Job
Repeat the records below exactly, from the first line through the line containing "fig.savefig('out.png', dpi=100)", and leave out any pictures.

Material supplied

====

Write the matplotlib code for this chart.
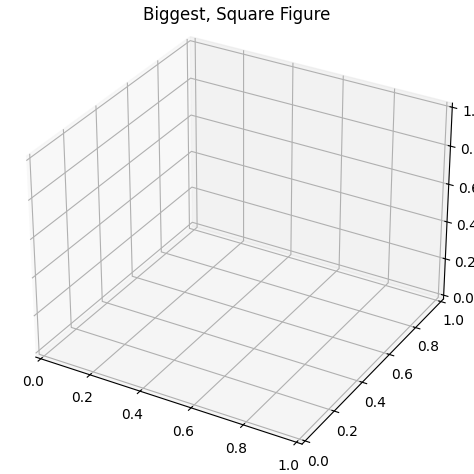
import numpy as np
import matplotlib.pyplot as plt

plt.rcParams['axes3d.automargin'] = True

title = "Biggest, Square Figure"
xlim = [0, 1]
ylim = [0, 1]
zlim = [0, 1]

fig = plt.figure(figsize=(4.74, 4.74), dpi=100)
ax = fig.add_axes([0, 0, 1, 1], projection='3d')
ax.set_xlim(xlim)
ax.set_ylim(ylim)
ax.set_zlim(zlim)
ax.tick_params(axis='both', pad=0.5)
ax.tick_params(axis='z', pad=1)
# title sits inside the figure, just above the box
fig.text(0.5, 1 - 15.5 / 474, title, ha='center', va='center', fontsize=12)
fig.savefig('out.png', dpi=100)
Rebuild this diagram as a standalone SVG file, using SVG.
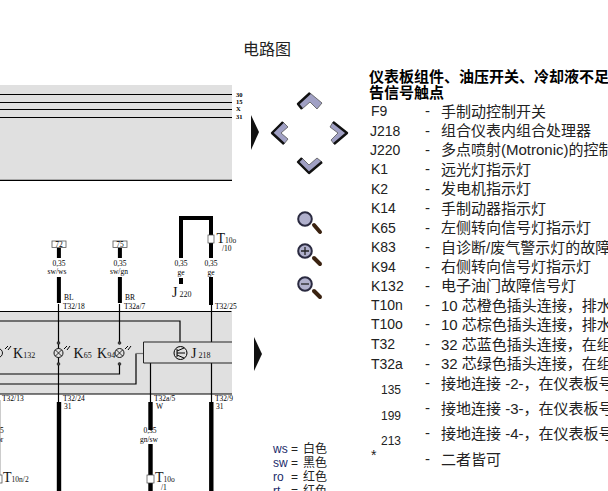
<svg xmlns="http://www.w3.org/2000/svg" width="608" height="491" viewBox="0 0 608 491">
<style>
.s{font-family:"Liberation Serif",serif;fill:#000;font-size:7.5px}
.r{font-family:"Liberation Serif",serif;fill:#000;font-size:6.5px;font-weight:700}
.b{font-family:"Liberation Serif",serif;fill:#111;font-size:14px}
.t{font-family:"Liberation Sans","Noto Sans CJK SC",sans-serif;font-size:15px;fill:#222}
.l{font-size:14px}
.n{font-size:12px}
.h{font-family:"Liberation Sans","Noto Sans CJK SC",sans-serif;font-size:15px;fill:#000;font-weight:700}
.w{stroke:#000;fill:none;stroke-width:1.200}
.w2{stroke:#000;fill:none;stroke-width:4}
.nav{fill:#a0a0c4;stroke:#555;stroke-width:.8}
.edge{fill:none;stroke:#111;stroke-width:2.400;stroke-linejoin:round}
.lens{fill:#b0b0cc;stroke:#2a2a40;stroke-width:2}
.hd{stroke:#3a2210;stroke-width:4;stroke-linecap:round}
.bulb{fill:#e0e0e0;stroke:#000;stroke-width:.9}
.dot{fill:#444;stroke:#000;stroke-width:.5}
</style>
<text x="243" y="55" font-family="'Liberation Sans','Noto Sans CJK SC',sans-serif" font-size="16" fill="#222">电路图</text>
<g id="panel-top">
<rect x="0" y="85" width="232" height="95" fill="#e0e0e0"/>
<path class="w" d="M0 94.500H232M0 102.500H232M0 109.500H232M0 117.500H232M0 180.300H232"/>
<text class="r" x="236" y="96.500">30</text><text class="r" x="236" y="103.500">15</text><text class="r" x="236" y="110.500">X</text><text class="r" x="236" y="119">31</text>
</g>
<g id="panel-mid"><rect x="0" y="312" width="232" height="82" fill="#e0e0e0"/></g>
<g id="connectors">
<path class="w" d="M0 311.500H231.500M0 321H180V342M0 374H119.500V364M0 384H136V353.500M0 394H232M58.500 304V402M119.500 304V343M211.500 304V342M150.500 363V402M211.500 363V402"/>
<path d="M143.500 353.500H136" stroke="#777" stroke-width="1.200"/>
<path d="M0.500 400V476" stroke="#ccc" stroke-width="1"/>
<path class="w2" d="M58.900 248V258M58.900 277V303M119.900 248V258M119.900 277V303M181 284V278M181 258V218H211V235M211 243V258M211 277V305"/>
<path class="w2" style="stroke-width:4.400" d="M59 402V491M150.500 402V430M150.500 444V491M211.300 402V491"/>
</g>
<g id="term-72"><rect x="52" y="241" width="14" height="6.500" fill="#fff" stroke="#555" stroke-width=".8"/><text class="s" x="59" y="247" text-anchor="middle">72</text></g>
<g id="term-75"><rect x="113" y="241" width="14" height="6.500" fill="#fff" stroke="#555" stroke-width=".8"/><text class="s" x="120" y="247" text-anchor="middle">75</text></g>
<g id="wire-labels">
<text class="s" x="59" y="266" text-anchor="middle">0,35</text><text class="s" x="57" y="274" text-anchor="middle">sw/ws</text>
<text class="s" x="120" y="266" text-anchor="middle">0,35</text><text class="s" x="119" y="274" text-anchor="middle">sw/gn</text>
<text class="s" x="181" y="266" text-anchor="middle">0,35</text><text class="s" x="181" y="275" text-anchor="middle">ge</text>
<text class="s" x="211" y="266" text-anchor="middle">0,35</text><text class="s" x="211" y="275" text-anchor="middle">ge</text>
<text class="s" x="64" y="300">BL</text><text class="s" x="63" y="309">T32/18</text>
<text class="s" x="125" y="300">BR</text><text class="s" x="124" y="309">T32a/7</text>
<text class="s" x="215" y="309">T32/25</text>
<text class="s" x="2" y="401">T32/13</text>
<text class="s" x="63" y="401">T32/24</text><text class="s" x="64" y="409">31</text>
<text class="s" x="154" y="401">T32a/5</text><text class="s" x="156" y="409">W</text>
<text class="s" x="215" y="401">T32/9</text><text class="s" x="216" y="409">31</text>
<text class="s" x="150" y="433" text-anchor="middle">0,35</text><text class="s" x="149" y="442" text-anchor="middle">gn/sw</text>
<text class="s" x="0" y="433">5</text><text class="s" x="-3" y="442">or</text>
</g>
<g id="T10o-10"><rect x="208" y="235" width="6" height="8" fill="#fff" stroke="#444" stroke-width=".7"/><text class="b" x="216.500" y="243">T<tspan font-size="7.500">10o</tspan></text><text class="s" x="222" y="251">/10</text></g>
<g id="T10n-2"><rect x="-3" y="475" width="5" height="8" fill="#fff" stroke="#444" stroke-width=".7"/><text class="b" x="3" y="482">T<tspan font-size="7.500">10n/2</tspan></text></g>
<g id="T10o-1"><rect x="147" y="475" width="7" height="8" fill="#fff" stroke="#444" stroke-width=".7"/><text class="b" x="155" y="482">T<tspan font-size="7.500">10o</tspan></text><text class="s" x="161" y="490">/1</text></g>
<g id="J220"><text class="b" x="172" y="297">J<tspan font-size="8"> 220</tspan></text></g>
<g id="K132"><circle class="bulb" cx="-2" cy="353" r="4.500"/><path d="M5 349l3-3M8 350l3-4" stroke="#000" stroke-width="1"/><text class="b" x="13" y="358">K<tspan font-size="8">132</tspan></text></g>
<g id="K65"><circle class="bulb" cx="58.500" cy="353" r="4.500"/><path d="M55.300 349.800L61.700 356.200M61.700 349.800L55.300 356.200" stroke="#000" stroke-width=".8"/><circle class="dot" cx="58.500" cy="343" r="1.400"/><circle class="dot" cx="58.500" cy="364" r="1.400"/><path d="M64 349l3-3M67 350l3-4" stroke="#000" stroke-width="1"/><text class="b" x="73.500" y="358">K<tspan font-size="8">65</tspan></text></g>
<g id="K94"><circle class="bulb" cx="119.500" cy="353" r="4.500"/><path d="M116.300 349.800L122.700 356.200M122.700 349.800L116.300 356.200" stroke="#000" stroke-width=".8"/><circle class="dot" cx="119.500" cy="343" r="1.400"/><circle class="dot" cx="119.500" cy="364" r="1.400"/><path d="M125 349l3-3M128 350l3-4" stroke="#000" stroke-width="1"/><text class="b" x="97" y="358">K<tspan font-size="8">94</tspan></text></g>
<g id="J218"><path d="M232 342H143.500V363H232" fill="none" stroke="#222" stroke-width="1"/><circle cx="180.500" cy="353" r="6.500" fill="none" stroke="#000"/><path d="M177 349V357M177 353H185M177 351L184 348M177 355L184 358" stroke="#000" stroke-width="1" fill="none"/><text class="b" x="191" y="358">J<tspan font-size="8"> 218</tspan></text></g>
<g id="arrow-1"><path d="M251 115L259 132L251 150Z" fill="#111"/></g>
<g id="arrow-2"><path d="M254 337L262 354L254 371Z" fill="#111"/></g>
<g id="nav-up"><path class="nav" d="M298 104L310 93L322 103L317 109L310 102L302 109Z"/><path class="edge" d="M302 109L298 104L310 93"/></g>
<g id="nav-left"><path class="nav" d="M283 122L272 133L284 144L288 139L281 133L288 127Z"/><path class="edge" d="M283 122L272 133L284 144"/></g>
<g id="nav-right"><path class="nav" d="M333 122L347 133L334 144L331 140L338 133L330 127Z"/><path class="edge" d="M333 122L347 133L334 144"/></g>
<g id="nav-down"><path class="nav" d="M298 162L309 173L322 162L317 158L309 165L302 158Z"/><path class="edge" d="M302 158L298 162L309 173L322 162"/></g>
<g id="zoom"><line class="hd" x1="314" y1="225" x2="320" y2="232"/><circle class="lens" cx="305" cy="219" r="6.800"/></g>
<g id="zoom-in"><line class="hd" x1="314" y1="258" x2="320" y2="264"/><circle class="lens" cx="305" cy="251" r="6.800"/><path d="M301 251H309M305 247V255" stroke="#222" stroke-width="1.300"/></g>
<g id="zoom-out"><line class="hd" x1="314" y1="291" x2="320" y2="297"/><circle class="lens" cx="305" cy="284" r="6.800"/><path d="M301 284H309" stroke="#222" stroke-width="1.300"/></g>
<g id="legend-colors" font-family="'Liberation Sans','Noto Sans CJK SC',sans-serif" font-size="12" fill="#222">
<text x="273" y="453" fill="#1a2a6a">ws</text><text x="291" y="453">=</text><text x="303" y="453">白色</text>
<text x="273" y="467" fill="#1a2a6a">sw</text><text x="291" y="467">=</text><text x="303" y="467">黑色</text>
<text x="273" y="481" fill="#1a2a6a">ro</text><text x="291" y="481">=</text><text x="303" y="481">红色</text>
<text x="273" y="495" fill="#1a2a6a">rt</text><text x="291" y="495">=</text><text x="303" y="495">红色</text>
</g>
<g id="legend">
<text class="h" x="369" y="82">仪表板组件、油压开关、冷却液不足</text>
<text class="h" x="369" y="98">告信号触点</text>
<g class="t">
<text class="l" x="371" y="116">F9</text><text x="425" y="116">-</text><text x="441" y="117">手制动控制开关</text>
<text class="l" x="370" y="136">J218</text><text x="425" y="136">-</text><text x="441" y="136">组合仪表内组合处理器</text>
<text class="l" x="370" y="155">J220</text><text x="425" y="155">-</text><text x="441" y="155">多点喷射(Motronic)的控制</text>
<text class="l" x="371" y="174">K1</text><text x="425" y="174">-</text><text x="441" y="175">远光灯指示灯</text>
<text class="l" x="371" y="194">K2</text><text x="425" y="194">-</text><text x="441" y="194">发电机指示灯</text>
<text class="l" x="371" y="213">K14</text><text x="425" y="213">-</text><text x="441" y="214">手制动器指示灯</text>
<text class="l" x="371" y="233">K65</text><text x="425" y="233">-</text><text x="441" y="233">左侧转向信号灯指示灯</text>
<text class="l" x="371" y="252">K83</text><text x="425" y="252">-</text><text x="441" y="253">自诊断/废气警示灯的故障</text>
<text class="l" x="371" y="272">K94</text><text x="425" y="272">-</text><text x="441" y="272">右侧转向信号灯指示灯</text>
<text class="l" x="371" y="291">K132</text><text x="425" y="291">-</text><text x="441" y="291">电子油门故障信号灯</text>
<text class="l" x="371" y="310">T10n</text><text x="425" y="310">-</text><text x="441" y="311">10 芯橙色插头连接，排水</text>
<text class="l" x="371" y="329">T10o</text><text x="425" y="329">-</text><text x="441" y="330">10 芯棕色插头连接，排水</text>
<text class="l" x="371" y="349">T32</text><text x="425" y="349">-</text><text x="441" y="350">32 芯蓝色插头连接，在组</text>
<text class="l" x="371" y="369">T32a</text><text x="425" y="369">-</text><text x="441" y="369">32 芯绿色插头连接，在组</text>
<text class="n" x="381" y="394">135</text><text x="425" y="388">-</text><text x="441" y="389">接地连接 -2-，在仪表板号</text>
<text class="n" x="381" y="420">199</text><text x="425" y="413">-</text><text x="441" y="414">接地连接 -3-，在仪表板号</text>
<text class="n" x="381" y="445">213</text><text x="425" y="438">-</text><text x="441" y="439">接地连接 -4-，在仪表板号</text>
<text class="l" x="371" y="460">*</text><text x="425" y="464">-</text><text x="441" y="465">二者皆可</text>
</g>
</g>
</svg>
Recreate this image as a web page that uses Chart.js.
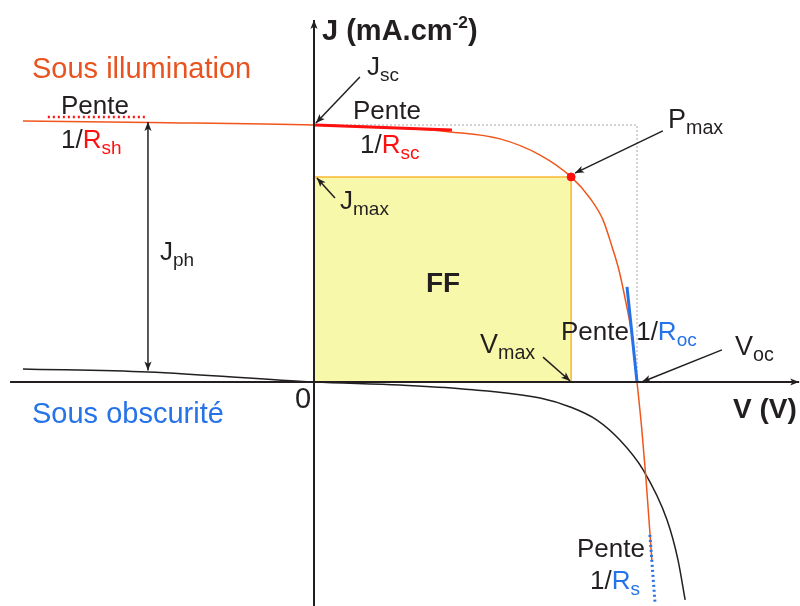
<!DOCTYPE html>
<html>
<head>
<meta charset="utf-8">
<script src="https://cdn.jsdelivr.net/npm/chart.js@4/dist/chart.umd.min.js"></script>
<style>
html,body{margin:0;padding:0;background:#fff;}
#c{display:block;}
</style>
</head>
<body>
<canvas id="c" width="800" height="606"></canvas>
<script>
// ---- Data (normalized units: V/Voc, J/Jsc) ----
const V_light = [-0.901,-0.508,0,0.266,0.421,0.576,0.700,0.796,0.854,0.895,0.920,0.944,0.966,0.985,1.000,1.015,1.028,1.040,1.046];
const J_light = [1.016,1.010,1.000,0.988,0.973,0.946,0.883,0.798,0.716,0.630,0.537,0.436,0.307,0.175,0,-0.187,-0.381,-0.588,-0.693];
const V_dark = [-0.901,-0.514,0,0.266,0.461,0.700,0.793,0.876,0.947,1.019,1.093,1.127,1.149];
const J_dark = [0.051,0.039,0,-0.012,-0.027,-0.062,-0.097,-0.148,-0.226,-0.342,-0.537,-0.693,-0.848];
const Vmax = 0.796, Jmax = 0.798, Voc = 1.0, Jsc = 1.0;
const V_Rsh = [-0.824,-0.523], J_Rsh = [1.031,1.031];
const V_Rsc = [0.003,0.427], J_Rsc = [1.0,0.981];
const V_Roc = [0.969,1.0], J_Roc = [0.370,0.0];
const V_Rs = [1.040,1.056], J_Rs = [-0.595,-0.864];
const xRange = [-0.9721, 1.5046], yRange = [-0.8716, 1.4864];

const ORANGE = '#f0561c', ORANGE_TXT = '#e8531f', RED = '#ff1010', BLUE = '#2672e8', INK = '#231f20';
const pts = (xs, ys) => xs.map((x, i) => ({x, y: ys[i]}));

const datasets = [
  {data: pts([0, Vmax], [Jmax, Jmax]), borderColor: '#f7b733', borderWidth: 1.5, backgroundColor: 'rgba(248,248,165,0.95)', fill: 'origin', pointRadius: 0, showLine: true, order: 20},
  {data: pts([Vmax, Vmax], [Jmax, 0]), borderColor: '#f7b733', borderWidth: 1.5, pointRadius: 0, showLine: true, order: 19},
  {data: pts([0, Voc, Voc], [Jsc, Jsc, 0]), borderColor: '#a8a8a8', borderWidth: 1, borderDash: [2, 2], pointRadius: 0, showLine: true, order: 18},
  {data: pts(V_dark, J_dark), borderColor: INK, borderWidth: 1.5, pointRadius: 0, showLine: true, cubicInterpolationMode: 'monotone', order: 10},
  {data: pts(V_light, J_light), borderColor: ORANGE, borderWidth: 1.5, pointRadius: 0, showLine: true, cubicInterpolationMode: 'monotone', order: 9},
  {data: pts(V_Rsh, J_Rsh), borderColor: RED, borderWidth: 2.5, borderDash: [2, 3], pointRadius: 0, showLine: true, order: 5},
  {data: pts(V_Rsc, J_Rsc), borderColor: RED, borderWidth: 3, pointRadius: 0, showLine: true, order: 5},
  {data: pts(V_Roc, J_Roc), borderColor: BLUE, borderWidth: 3, pointRadius: 0, showLine: true, order: 5},
  {data: pts(V_Rs, J_Rs), borderColor: BLUE, borderWidth: 3, borderDash: [2, 3], pointRadius: 0, showLine: true, order: 5},
  {data: pts([Vmax], [Jmax]), backgroundColor: RED, borderColor: RED, pointRadius: 4, showLine: false, order: 1}
];

// arrows in data units: [x1,y1,x2,y2, doubleHeaded]
const arrows = [
  [-0.941, 0, 1.502, 0, false],
  [0, -0.872, 0, 1.409, false],
  [-0.514, 0.045, -0.514, 1.012, true],
  [0.142, 1.187, 0.006, 1.008, false],
  [0.065, 0.716, 0.009, 0.794, false],
  [0.709, 0.097, 0.793, 0.004, false],
  [1.080, 0.977, 0.808, 0.813, false],
  [1.263, 0.125, 1.015, 0.0, false]
];

const FONT = '"Liberation Sans", Arial, Helvetica, sans-serif';
const labels = [
  [32, 78, 29, [{t: 'Sous illumination', c: ORANGE_TXT}]],
  [32, 423, 29, [{t: 'Sous obscurité', c: BLUE}]],
  [322, 40, 29, [{t: 'J (mA.cm', b: 1}, {t: '-2', b: 1, sup: 1}, {t: ')', b: 1}]],
  [733, 418, 28, [{t: 'V (V)', b: 1}]],
  [295, 408, 29, [{t: '0'}]],
  [426, 292, 28, [{t: 'FF', b: 1}]],
  [61, 114, 26, [{t: 'Pente'}]],
  [61, 148, 26, [{t: '1/'}, {t: 'R', c: RED}, {t: 'sh', c: RED, sub: 1}]],
  [367, 75, 26, [{t: 'J'}, {t: 'sc', sub: 1}]],
  [353, 119, 26, [{t: 'Pente'}]],
  [360, 153, 26, [{t: '1/'}, {t: 'R', c: RED}, {t: 'sc', c: RED, sub: 1}]],
  [668, 128, 27, [{t: 'P'}, {t: 'max', sub: 1}]],
  [340, 209, 26, [{t: 'J'}, {t: 'max', sub: 1}]],
  [160, 260, 26, [{t: 'J'}, {t: 'ph', sub: 1}]],
  [480, 353, 27, [{t: 'V'}, {t: 'max', sub: 1}]],
  [561, 340, 26, [{t: 'Pente 1/'}, {t: 'R', c: BLUE}, {t: 'oc', c: BLUE, sub: 1}]],
  [735, 355, 27, [{t: 'V'}, {t: 'oc', sub: 1}]],
  [577, 557, 26, [{t: 'Pente'}]],
  [590, 589, 26, [{t: '1/'}, {t: 'R', c: BLUE}, {t: 's', c: BLUE, sub: 1}]]
];

function drawRich(ctx, x, y, size, parts) {
  let cx = x;
  for (const p of parts) {
    const s = p.sub ? size * 0.73 : p.sup ? size * 0.6 : size;
    ctx.font = (p.b ? 'bold ' : '') + s.toFixed(1) + 'px ' + FONT;
    ctx.fillStyle = p.c || INK;
    const dy = p.sub ? size * 0.24 : p.sup ? -size * 0.4 : 0;
    ctx.fillText(p.t, cx, y + dy);
    cx += ctx.measureText(p.t).width;
  }
}

function arrowHead(ctx, x1, y1, x2, y2) {
  const a = Math.atan2(y2 - y1, x2 - x1), L = 9, W = 3.6;
  ctx.beginPath();
  ctx.moveTo(x2, y2);
  ctx.lineTo(x2 - L * Math.cos(a) + W * Math.sin(a), y2 - L * Math.sin(a) - W * Math.cos(a));
  ctx.lineTo(x2 - L * Math.cos(a) * 0.75, y2 - L * Math.sin(a) * 0.75);
  ctx.lineTo(x2 - L * Math.cos(a) - W * Math.sin(a), y2 - L * Math.sin(a) + W * Math.cos(a));
  ctx.closePath();
  ctx.fill();
}

const overlay = {
  id: 'overlay',
  afterDatasetsDraw(chart) {
    const ctx = chart.ctx, xs = chart.scales.x, ys = chart.scales.y;
    ctx.save();
    ctx.strokeStyle = INK; ctx.fillStyle = INK; ctx.lineCap = 'butt';
    arrows.forEach(([a, b, c, d, dbl], i) => {
      const x1 = xs.getPixelForValue(a), y1 = ys.getPixelForValue(b);
      const x2 = xs.getPixelForValue(c), y2 = ys.getPixelForValue(d);
      ctx.lineWidth = i < 2 ? 2 : 1.5;
      ctx.beginPath(); ctx.moveTo(x1, y1); ctx.lineTo(x2, y2); ctx.stroke();
      arrowHead(ctx, x1, y1, x2, y2);
      if (dbl) arrowHead(ctx, x2, y2, x1, y1);
    });
    ctx.textBaseline = 'alphabetic'; ctx.textAlign = 'left';
    labels.forEach(([x, y, s, parts]) => drawRich(ctx, x, y, s, parts));
    ctx.restore();
  }
};

new Chart(document.getElementById('c'), {
  type: 'scatter',
  data: {datasets},
  options: {
    responsive: false, animation: false, devicePixelRatio: 1,
    layout: {padding: 0, autoPadding: false},
    plugins: {legend: {display: false}, tooltip: {enabled: false}},
    scales: {
      x: {type: 'linear', min: xRange[0], max: xRange[1], display: false},
      y: {type: 'linear', min: yRange[0], max: yRange[1], display: false}
    },
    elements: {line: {tension: 0}}
  },
  plugins: [overlay]
});
</script>
</body>
</html>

====

Task output
Write the matplotlib code for this chart.
import numpy as np
import matplotlib.pyplot as plt

plt.rcParams['axes3d.automargin'] = True

title = "Biggest, Square Figure"
xlim = [0, 1]
ylim = [0, 1]
zlim = [0, 1]

fig = plt.figure(figsize=(4.74, 4.74), dpi=100)
ax = fig.add_axes([0, 0, 1, 1], projection='3d')
ax.set_xlim(xlim)
ax.set_ylim(ylim)
ax.set_zlim(zlim)
ax.tick_params(axis='both', pad=0.5)
ax.tick_params(axis='z', pad=1)
# title sits inside the figure, just above the box
fig.text(0.5, 1 - 15.5 / 474, title, ha='center', va='center', fontsize=12)
fig.savefig('out.png', dpi=100)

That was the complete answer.